# [WORK REQUIRED]
List each line of the data in which the string "this" appears.
··· WORKING DATA
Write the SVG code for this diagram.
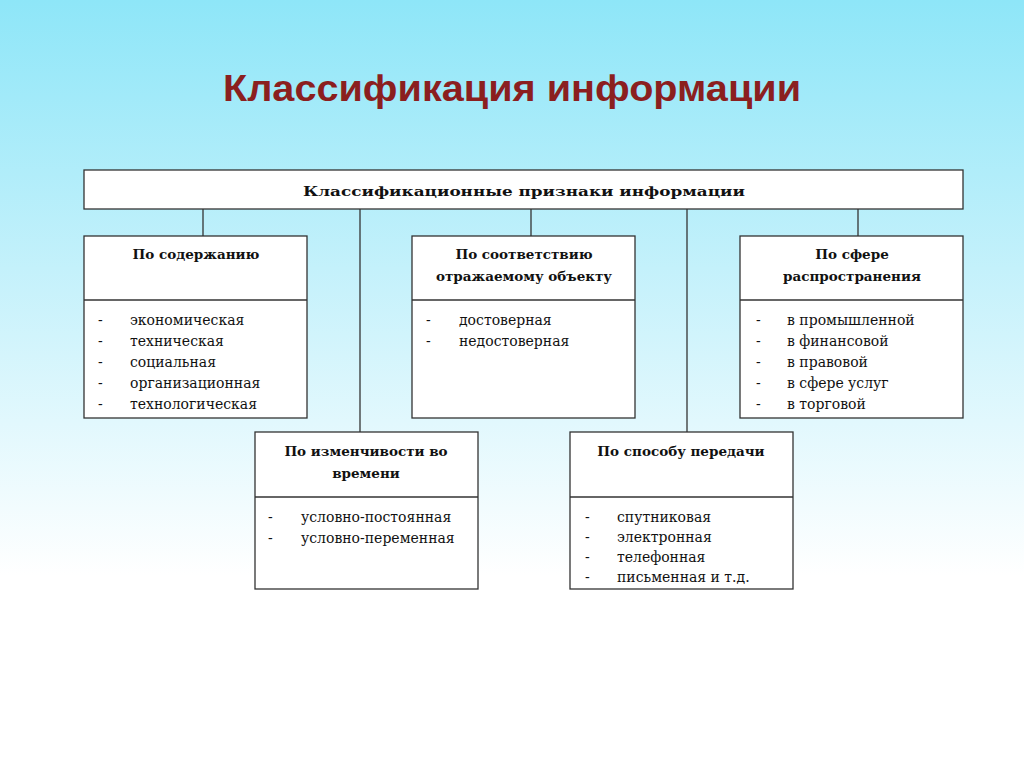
<svg xmlns="http://www.w3.org/2000/svg" width="1024" height="768" viewBox="0 0 1024 768">
<defs>
<linearGradient id="bg" x1="0" y1="0" x2="0" y2="1">
<stop offset="0" stop-color="#8ee6f8"/>
<stop offset="0.35" stop-color="#c4f1fb"/>
<stop offset="0.75" stop-color="#ffffff"/>
<stop offset="1" stop-color="#ffffff"/>
</linearGradient>
</defs>
<style>
.b{fill:#fff;stroke:#333;stroke-width:1.3}
.l{stroke:#333;stroke-width:1.3;fill:none}
.h{font-family:"DejaVu Serif",serif;font-weight:bold;font-size:13.5px;fill:#111;text-anchor:middle}
.t{font-family:"DejaVu Serif",serif;font-size:14px;fill:#111}
</style>
<rect width="1024" height="768" fill="url(#bg)"/>
<text x="512" y="101" text-anchor="middle" font-family="Liberation Sans,Arial,sans-serif" font-weight="bold" font-size="36" fill="#8b1f1f" textLength="578" lengthAdjust="spacingAndGlyphs">Классификация информации</text>
<g id="connectors" class="l">
<line x1="203" y1="209" x2="203" y2="236"/>
<line x1="360" y1="209" x2="360" y2="432"/>
<line x1="531" y1="209" x2="531" y2="236"/>
<line x1="687" y1="209" x2="687" y2="432"/>
<line x1="858" y1="209" x2="858" y2="236"/>
</g>
<g id="root">
<rect class="b" x="84" y="170" width="879" height="39"/>
<text class="h" x="524" y="196" font-size="16" textLength="442" lengthAdjust="spacingAndGlyphs">Классификационные признаки информации</text>
</g>
<g id="n1">
<rect class="b" x="84" y="236" width="223" height="182"/>
<line class="l" x1="84" y1="300" x2="307" y2="300"/>
<text class="h" x="196" y="259">По содержанию</text>
<g class="t"><text x="98" y="325">-</text><text x="130" y="325">экономическая</text>
<text x="98" y="346">-</text><text x="130" y="346">техническая</text>
<text x="98" y="367">-</text><text x="130" y="367">социальная</text>
<text x="98" y="388">-</text><text x="130" y="388">организационная</text>
<text x="98" y="409">-</text><text x="130" y="409">технологическая</text></g>
</g>
<g id="n2">
<rect class="b" x="412" y="236" width="223" height="182"/>
<line class="l" x1="412" y1="300" x2="635" y2="300"/>
<text class="h" x="524" y="259">По соответствию</text>
<text class="h" x="524" y="281">отражаемому объекту</text>
<g class="t"><text x="426" y="325">-</text><text x="459" y="325">достоверная</text>
<text x="426" y="346">-</text><text x="459" y="346">недостоверная</text></g>
</g>
<g id="n3">
<rect class="b" x="740" y="236" width="223" height="182"/>
<line class="l" x1="740" y1="300" x2="963" y2="300"/>
<text class="h" x="852" y="259">По сфере</text>
<text class="h" x="852" y="281">распространения</text>
<g class="t"><text x="756" y="325">-</text><text x="787" y="325">в промышленной</text>
<text x="756" y="346">-</text><text x="787" y="346">в финансовой</text>
<text x="756" y="367">-</text><text x="787" y="367">в правовой</text>
<text x="756" y="388">-</text><text x="787" y="388">в сфере услуг</text>
<text x="756" y="409">-</text><text x="787" y="409">в торговой</text></g>
</g>
<g id="n4">
<rect class="b" x="255" y="432" width="223" height="157"/>
<line class="l" x1="255" y1="497" x2="478" y2="497"/>
<text class="h" x="366" y="456">По изменчивости во</text>
<text class="h" x="366" y="478">времени</text>
<g class="t"><text x="268" y="522">-</text><text x="301" y="522">условно-постоянная</text>
<text x="268" y="543">-</text><text x="301" y="543">условно-переменная</text></g>
</g>
<g id="n5">
<rect class="b" x="570" y="432" width="223" height="157"/>
<line class="l" x1="570" y1="497" x2="793" y2="497"/>
<text class="h" x="681" y="456">По способу передачи</text>
<g class="t"><text x="585" y="522">-</text><text x="617" y="522">спутниковая</text>
<text x="585" y="542">-</text><text x="617" y="542">электронная</text>
<text x="585" y="562">-</text><text x="617" y="562">телефонная</text>
<text x="585" y="582">-</text><text x="617" y="582">письменная и т.д.</text></g>
</g>
</svg>
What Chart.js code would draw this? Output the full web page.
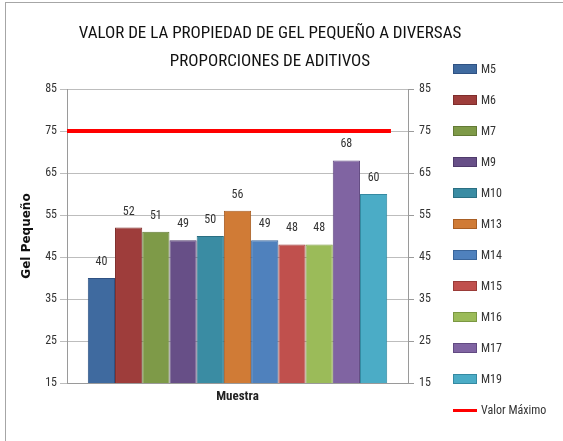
<!DOCTYPE html>
<html>
<head>
<meta charset="utf-8">
<script src="https://cdn.jsdelivr.net/npm/chart.js@4/dist/chart.umd.min.js"></script>
<style>
  html, body { margin: 0; padding: 0; background: #fff; }
  #wrap { position: relative; width: 563px; height: 441px; overflow: hidden; }
  #frame { position: absolute; left: 5px; top: 2px; right: -2px; bottom: -2px;
           border-left: 1px solid #a6a6a6; border-top: 1px solid #a6a6a6; pointer-events: none; }
  #leyenda { position: absolute; left: 453px; top: 0; margin: 0; padding: 0; list-style: none;
             font: 12px 'Roboto Condensed', sans-serif; color: #333; }
  #leyenda li { position: absolute; left: 0; height: 14px; display: flex; align-items: center;
                white-space: nowrap; }
  #leyenda .caja { width: 22px; height: 8px; border: 1px solid; margin-right: 4px; }
  #leyenda .linea { width: 24px; height: 3px; margin-right: 4px; }
</style>
</head>
<body>
<div id="wrap">
  <canvas id="barChart" width="563" height="441"></canvas>
  <ul id="leyenda"></ul>
  <div id="frame"></div>
</div>
<script>
var COND = "'Roboto Condensed', 'DejaVu Sans Condensed', sans-serif"

// datos
var muestras = ['M5', 'M6', 'M7', 'M9', 'M10', 'M13', 'M14', 'M15', 'M16', 'M17', 'M19']
var gelPequeno = [40, 52, 51, 49, 50, 56, 49, 48, 48, 68, 60]
var valorMaximo = 75
var etiquetaMaximo = 'Valor Máximo'
var yTicks = [15, 25, 35, 45, 55, 65, 75, 85]

var colores = ['#3F6A9F', '#9E3D3B', '#7E9A48', '#674F87', '#3A8CA3', '#D07B36',
               '#4F81BD', '#C0504D', '#9BBB59', '#8064A2', '#4BACC6']
var bordes = ['#2F5283', '#7F2D2B', '#637A35', '#4F3A6B', '#2A6F82', '#A85E24',
              '#3A659A', '#9A3B38', '#7B9842', '#624A82', '#358AA2']
var colorMaximo = '#FF0000'

var datasets = muestras.map(function (m, i) {
  return {
    label: m,
    data: [gelPequeno[i]],
    backgroundColor: colores[i],
    borderColor: bordes[i],
    borderWidth: 1,
    categoryPercentage: 0.878,
    barPercentage: 1
  }
})

// linea horizontal del valor maximo (a traves de la escala y)
var lineaMaxima = {
  id: 'lineaMaxima',
  afterDatasetsDraw: function (chart) {
    var ctx = chart.ctx
    var area = chart.chartArea
    var y = chart.scales.y.getPixelForValue(valorMaximo)
    ctx.save()
    ctx.strokeStyle = colorMaximo
    ctx.lineWidth = 4
    ctx.beginPath()
    ctx.moveTo(area.left, y)
    ctx.lineTo(area.left + area.width * 0.95, y)
    ctx.stroke()
    ctx.restore()
  }
}

// etiquetas de valor sobre las barras
var etiquetas = {
  id: 'etiquetas',
  afterDatasetsDraw: function (chart) {
    var ctx = chart.ctx
    ctx.save()
    ctx.font = '12px ' + COND
    ctx.fillStyle = '#333'
    ctx.textAlign = 'center'
    ctx.textBaseline = 'middle'
    chart.data.datasets.forEach(function (ds, i) {
      var bar = chart.getDatasetMeta(i).data[0]
      ctx.fillText(ds.data[0], bar.x, bar.y - 16)
    })
    ctx.restore()
  }
}

// leyenda en HTML, a la derecha
var leyendaHtml = {
  id: 'leyendaHtml',
  afterUpdate: function (chart) {
    var ul = document.getElementById('leyenda')
    ul.innerHTML = ''
    var items = chart.options.plugins.legend.labels.generateLabels(chart)
    items.push({ text: etiquetaMaximo, linea: true, strokeStyle: colorMaximo })
    items.forEach(function (item, i) {
      var li = document.createElement('li')
      li.style.top = (62 + 31 * i) + 'px'
      var marca = document.createElement('span')
      if (item.linea) {
        marca.className = 'linea'
        marca.style.background = item.strokeStyle
      } else {
        marca.className = 'caja'
        marca.style.background = item.fillStyle
        marca.style.borderColor = item.strokeStyle
      }
      li.appendChild(marca)
      li.appendChild(document.createTextNode(item.text))
      ul.appendChild(li)
    })
  }
}

var CHART = document.getElementById('barChart')

let barChart = new Chart(CHART, {
  type: 'bar',
  data: {
    labels: [''],
    datasets: datasets
  },
  options: {
    responsive: false,
    animation: false,
    layout: { padding: { left: 0, right: 23, top: 0, bottom: 0 } },
    plugins: {
      title: {
        display: true,
        text: ['VALOR DE LA PROPIEDAD DE GEL PEQUEÑO A DIVERSAS', 'PROPORCIONES DE ADITIVOS'],
        color: '#111',
        font: { family: COND, size: 17, weight: 'normal', lineHeight: '28px' },
        padding: { top: 20, bottom: 13 }
      },
      legend: { display: false },
      tooltip: { enabled: false }
    },
    scales: {
      x: {
        type: 'category',
        offset: true,
        ticks: { display: false },
        grid: { display: false },
        border: { display: true, color: '#9a9a9a' },
        title: {
          display: true,
          text: 'Muestra',
          color: '#222',
          font: { family: COND, size: 13, weight: 'bold' },
          padding: { top: 0, bottom: 36 }
        },
        afterFit: function (scale) { scale.height = 58 }
      },
      y: {
        position: 'left',
        min: 15,
        max: 85,
        afterBuildTicks: function (scale) {
          scale.ticks = yTicks.map(function (v) { return { value: v } })
        },
        ticks: { color: '#333', padding: 3, font: { family: COND, size: 12 } },
        grid: { color: '#bdbdbd', tickLength: 7 },
        border: { color: '#9a9a9a' },
        title: {
          display: true,
          text: 'Gel Pequeño',
          color: '#111',
          font: { family: "'DejaVu Sans', sans-serif", size: 12, weight: 'bold' },
          padding: { top: 20, bottom: 0 }
        },
        afterFit: function (scale) { scale.width = 67 }
      },
      y2: {
        position: 'right',
        min: 15,
        max: 85,
        afterBuildTicks: function (scale) {
          scale.ticks = yTicks.map(function (v) { return { value: v } })
        },
        ticks: { color: '#333', padding: 5, font: { family: COND, size: 12 } },
        grid: { drawOnChartArea: false, color: '#9a9a9a', tickLength: 6 },
        border: { color: '#9a9a9a' },
        afterFit: function (scale) { scale.width = 132 }
      }
    }
  },
  plugins: [lineaMaxima, etiquetas, leyendaHtml]
})
</script>
</body>
</html>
······
# [EXERCISE RESPONSE]
Write the SVG code for this diagram.
What Chart.js code would draw this? Output the full web page.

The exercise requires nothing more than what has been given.